13 Mayıs 2013 Pazartesi

Savaş Ay eski günleri anlatıyor!

Savaş Ay Türkiye'nin az sayıdaki "iyi" savaş muhabirlerinden biri. Birand'ın arkasından kendisini nasıl savaş muhabiri yaptığını anlatan bir yazı kaleme almıştı. Bugün ise köşesinde başka bir dönemi, savaş muhabirliği öncesinde yaptığı gazeteciliği yazdı.

Basın Tarihi açısından çarpıcı bir anı/ayrıntı... Yok olmasın istedim...

Günün modası yıkılıp-yapılacak İnönü Stadı'yla ilgili anılardan söz etmek, malum. Eksik kalmayayım diye lafa girecek oldum, gazetedeki Beşiktaşlı genç tayfa susturdu hemen. "Abi senin ne işin var Beşiktaş'la, İnönü Stadı'yla?"

Bak şu yeni yetmelere. 40 yıl önce mesleğe çaylak stajyer olarak orada başladım desem hangisi inanır ki?

Eskiler hatırlar. Gazeteler daha o gün sona ermeden; "meyhane baskısı", "kaldırım baskısı", "akşam baskısı" diye basılır, "Hayde yazıyoooo yazıyooo" diye bağrışan gençler tarafından vapur iskeleleri, tren istasyonları, çarşı içleri gibi kalabalık yerlerde satılırdı o devirlerde

İşte korkunç cinayetlerin, büyük kazaların ya da mühim maç günlerinin olduğu akşamlar kaldırım baskılarının en çok sattığı zamanlar olurdu.
Maçların tümü İstanbul'un tek stadı "Mithatpaşa"da (İnönü) oynanırdı öğleden sonraları. Art arda 2 maç oynandığını çok gördük.
İşte o maçların ilk devrelerinde atılan goller çok önemsenirdi. Çünkü devre arasında o fotoğraflar hemen gazeteye gidecek, seçilen kareler klişehanede kotarılacak, "İşte Kral Metin'in muhteşem volesi" türünden şimşir başlıklarla sayfaya "nal kadar" büyük girecek.

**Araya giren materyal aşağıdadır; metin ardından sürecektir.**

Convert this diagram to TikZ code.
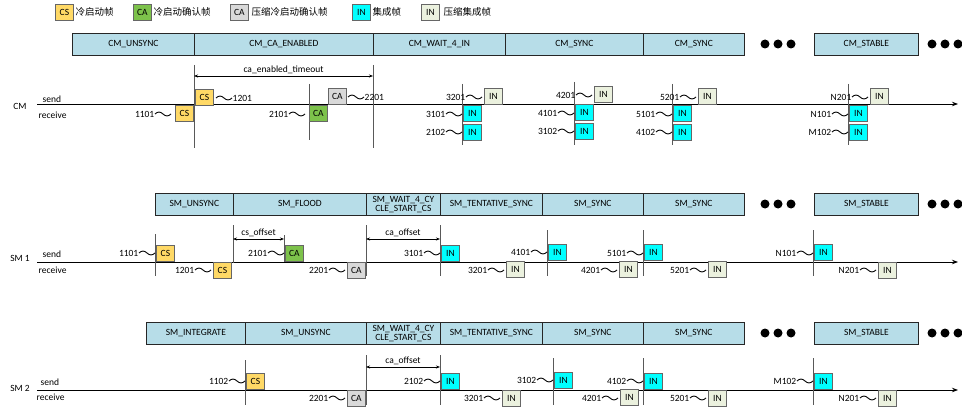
\documentclass[tikz,border=0pt]{standalone}
\usepackage{fontspec}
\setmainfont{Carlito}
\newfontfamily\cjk{Noto Sans CJK SC}
\usetikzlibrary{arrows.meta}
\definecolor{cCS}{HTML}{FFD966}
\definecolor{cCA}{HTML}{7DC24B}
\definecolor{cCAg}{HTML}{D9D9D9}
\definecolor{cIN}{HTML}{00FFFF}
\definecolor{cINl}{HTML}{EBF1DE}
\definecolor{cBar}{HTML}{B7DDE8}
\newcounter{bxc}
\tikzset{
 box/.style={draw=black!60,line width=0.9pt,minimum width=18pt,minimum height=16pt,inner sep=0pt,font=\fontsize{9.5}{10}\selectfont},
 CS/.style={box,fill=cCS},CA/.style={box,fill=cCA},CAg/.style={box,fill=cCAg},
 IN/.style={box,fill=cIN},INl/.style={box,fill=cINl},
 st/.style={draw=black!85,line width=0.8pt,fill=cBar,minimum height=22pt,inner sep=0pt,align=center,font=\fontsize{9.5}{9.5}\selectfont,anchor=north west},
 lbl/.style={inner sep=0.5pt,font=\fontsize{9.5}{10}\selectfont},
 cj/.style={inner sep=0.5pt,anchor=west,font=\cjk\fontsize{9.5}{10}\selectfont},
 tl/.style={line width=0.9pt},
 vl/.style={draw=black!65,line width=1pt},
 dim/.style={{Stealth[length=4pt]}-{Stealth[length=4pt]},line width=0.6pt},
 ax/.style={-{Stealth[length=6pt]},line width=0.9pt},
 dot/.style={circle,fill=black,inner sep=0pt,minimum size=9pt}
}
\newcommand\bx[4]{\stepcounter{bxc}\node[#3,anchor=north west] (b\thebxc) at (#1,#2) {#4};}
\newcommand\tw[3]{\draw[tl] ({#1-16},#2) sin ({#1-12},{#2-2}) cos ({#1-8},#2) sin ({#1-4},{#2+2}) cos (#1,#2);
 \stepcounter{bxc}\node[lbl,anchor=east] (t\thebxc) at ({#1-16},#2) {#3};}
\newcommand\tr[3]{\draw[tl] (#1,#2) sin ({#1+4},{#2-2}) cos ({#1+8},#2) sin ({#1+12},{#2+2}) cos ({#1+16},#2);
 \stepcounter{bxc}\node[lbl,anchor=west] (t\thebxc) at ({#1+16},#2) {#3};}
\newcommand\stt[4]{\stepcounter{bxc}\node[st,minimum width={(#2-#1)*1pt}] (s\thebxc) at (#1,#3) {#4};}
\newcommand\tdots[2]{\foreach \i in {0,1,2}{\node[dot] (d\i x#1y#2) at ({#1+\i*13},#2) {};}}
\begin{document}
\begin{tikzpicture}[x=1pt,y=-1pt]
\useasboundingbox (0,0) rectangle (962,412);
% legend
\bx{55}{4}{CS}{CS}\node[cj] (g1) at (75,12) {冷启动帧};
\bx{133}{4}{CA}{CA}\node[cj] (g2) at (153,12) {冷启动确认帧};
\bx{230}{4}{CAg}{CA}\node[cj] (g3) at (251,12) {压缩冷启动确认帧};
\bx{352}{4}{IN}{IN}\node[cj] (g4) at (372,12) {集成帧};
\bx{421}{4}{INl}{IN}\node[cj] (g5) at (443,12) {压缩集成帧};
% ================= CM
\stt{72}{194}{33}{CM\_UNSYNC}\stt{194}{373}{33}{CM\_CA\_ENABLED}\stt{373}{505}{33}{CM\_WAIT\_4\_IN}
\stt{505}{643}{33}{CM\_SYNC}\stt{643}{744}{33}{CM\_SYNC}\stt{814}{918}{33}{CM\_STABLE}
\tdots{765}{44}\tdots{932}{44}
\node[lbl] (cm) at (20,106) {CM};
\node[lbl,anchor=west] (cms) at (42,99) {send};
\node[lbl,anchor=west] (cmr) at (38,115) {receive};
\draw[ax] (37,104) -- (958,104);
\draw[vl] (194,65)--(194,148); \draw[vl] (309,84)--(309,140); \draw[vl] (373,65)--(373,148);
\draw[vl] (462,84)--(462,145); \draw[vl] (574,82)--(574,145); \draw[vl] (672,84)--(672,145); \draw[vl] (848,84)--(848,145);
\draw[dim] (194,76) -- node[lbl,above=1pt] {ca\_enabled\_timeout} (373,76);
\bx{195}{89}{CS}{CS}\tr{216}{98}{1201}
\bx{175}{105}{CS}{CS}\tw{171}{114}{1101}
\bx{328}{88}{CAg}{CA}\tr{348}{97}{2201}
\bx{309}{105}{CA}{CA}\tw{305}{114}{2101}
\bx{484}{88}{INl}{IN}\tw{482}{97}{3201}
\bx{463}{105}{IN}{IN}\tw{462}{114}{3101}
\bx{463}{124}{IN}{IN}\tw{462}{132}{2102}
\bx{594}{86}{INl}{IN}\tw{592}{95}{4201}
\bx{575}{104}{IN}{IN}\tw{574}{113}{4101}
\bx{575}{123}{IN}{IN}\tw{574}{131}{3102}
\bx{698}{88}{INl}{IN}\tw{696}{97}{5201}
\bx{673}{105}{IN}{IN}\tw{672}{114}{5101}
\bx{673}{124}{IN}{IN}\tw{672}{132}{4102}
\bx{870}{88}{INl}{IN}\tw{868}{97}{N201}
\bx{849}{105}{IN}{IN}\tw{848}{114}{N101}
\bx{849}{124}{IN}{IN}\tw{848}{132}{M102}
% ================= SM1
\stt{155}{233}{193}{SM\_UNSYNC}\stt{233}{366}{193}{SM\_FLOOD}\stt{366}{440}{193}{SM\_WAIT\_4\_CY\\CLE\_START\_CS}
\stt{440}{542}{193}{SM\_TENTATIVE\_SYNC}\stt{542}{643}{193}{SM\_SYNC}\stt{643}{744}{193}{SM\_SYNC}\stt{814}{918}{193}{SM\_STABLE}
\tdots{765}{204}\tdots{932}{204}
\node[lbl] (s1) at (20,258) {SM 1};
\node[lbl,anchor=west] (s1s) at (42,254) {send};
\node[lbl,anchor=west] (s1r) at (38,270) {receive};
\draw[ax] (37,262) -- (958,262);
\draw[vl] (155,234)--(155,276); \draw[vl] (233,225)--(233,263); \draw[vl] (284,235)--(284,262);
\draw[vl] (366,225)--(366,276); \draw[vl] (440,225)--(440,276); \draw[vl] (547,230)--(547,276);
\draw[vl] (643,230)--(643,276); \draw[vl] (813,230)--(813,276);
\draw[dim] (233,239) -- node[lbl,above=1pt] {cs\_offset} (284,239);
\draw[dim] (366,239) -- node[lbl,above=1pt] {ca\_offset} (440,239);
\bx{156}{245}{CS}{CS}\tw{155}{253}{1101}
\bx{213}{262}{CS}{CS}\tw{211}{270}{1201}
\bx{285}{245}{CA}{CA}\tw{284}{253}{2101}
\bx{347}{262}{CAg}{CA}\tw{345}{270}{2201}
\bx{441}{245}{IN}{IN}\tw{440}{253}{3101}
\bx{506}{261}{INl}{IN}\tw{504}{270}{3201}
\bx{548}{244}{IN}{IN}\tw{547}{252}{4101}
\bx{619}{261}{INl}{IN}\tw{617}{270}{4201}
\bx{644}{244}{IN}{IN}\tw{643}{253}{5101}
\bx{708}{261}{INl}{IN}\tw{706}{270}{5201}
\bx{814}{244}{IN}{IN}\tw{813}{253}{N101}
\bx{878}{262}{INl}{IN}\tw{876}{270}{N201}
% ================= SM2
\stt{146}{245}{322}{SM\_INTEGRATE}\stt{245}{366}{322}{SM\_UNSYNC}\stt{366}{440}{322}{SM\_WAIT\_4\_CY\\CLE\_START\_CS}
\stt{440}{542}{322}{SM\_TENTATIVE\_SYNC}\stt{542}{643}{322}{SM\_SYNC}\stt{643}{744}{322}{SM\_SYNC}\stt{814}{918}{322}{SM\_STABLE}
\tdots{765}{333}\tdots{932}{333}
\node[lbl] (s2) at (20,388) {SM 2};
\node[lbl,anchor=west] (s2s) at (40,382) {send};
\node[lbl,anchor=west] (s2r) at (36,397) {receive};
\draw[ax] (37,390) -- (958,390);
\draw[vl] (245,360)--(245,405); \draw[vl] (366,355)--(366,405); \draw[vl] (440,355)--(440,405);
\draw[vl] (553,358)--(553,405); \draw[vl] (643,358)--(643,405); \draw[vl] (813,358)--(813,405);
\draw[dim] (366,367) -- node[lbl,above=1pt] {ca\_offset} (440,367);
\bx{246}{373}{CS}{CS}\tw{245}{381}{1102}
\bx{347}{390}{CAg}{CA}\tw{345}{398}{2201}
\bx{441}{373}{IN}{IN}\tw{440}{381}{2102}
\bx{502}{390}{INl}{IN}\tw{500}{398}{3201}
\bx{554}{372}{IN}{IN}\tw{553}{380}{3102}
\bx{620}{389}{INl}{IN}\tw{618}{398}{4201}
\bx{644}{373}{IN}{IN}\tw{643}{381}{4102}
\bx{708}{390}{INl}{IN}\tw{706}{398}{5201}
\bx{814}{373}{IN}{IN}\tw{813}{381}{M102}
\bx{878}{390}{INl}{IN}\tw{876}{398}{N201}
\end{tikzpicture}
\end{document}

Basın kartı olmayan stada nasıl girecek ki ben gibi bir toy girsin. Çaresi şoför kartıyla bulundu. Devre arasında gol fotoğraflarını almaya giden şoförlerin özel kartı vardı çünkü. Ben onlardan birini kapar, şoför kadrosuyla stada girer, usta foto muhabiri abilerin de hoş görüsüyle kale arkasında yerimi alır beklerdim.
İşin matrağı, gönderilecek filmler sahadan tribüne elle atılır, gerçekten film almaya gelen gazete şoförleri kaleci antrenmanı yapar gibi havalara zıplayıp yakalardı bobinleri. Sonradan çelik tel, 1-2 dişli çark ve bobin koyacak kutu marifetiyle ilkel bir teleferik düzeneği kurulmuştu da hayran kalmıştık icada.

Akabinde, polis muhabirliğine geçene kadar tam 1.5 yıl müdavimi oldum stadın. Her maça gidip, yüzlerce kez deklanşör basardım. En büyük keyfim de Fener maçları için geceler boyu kapılarda bekleyip zor bela stada girdiğimiz eski mahalle arkadaşlarıma sahanın ortasında çektirdiğim fotoğrafları gösterip, onları kıskandırmak olurdu.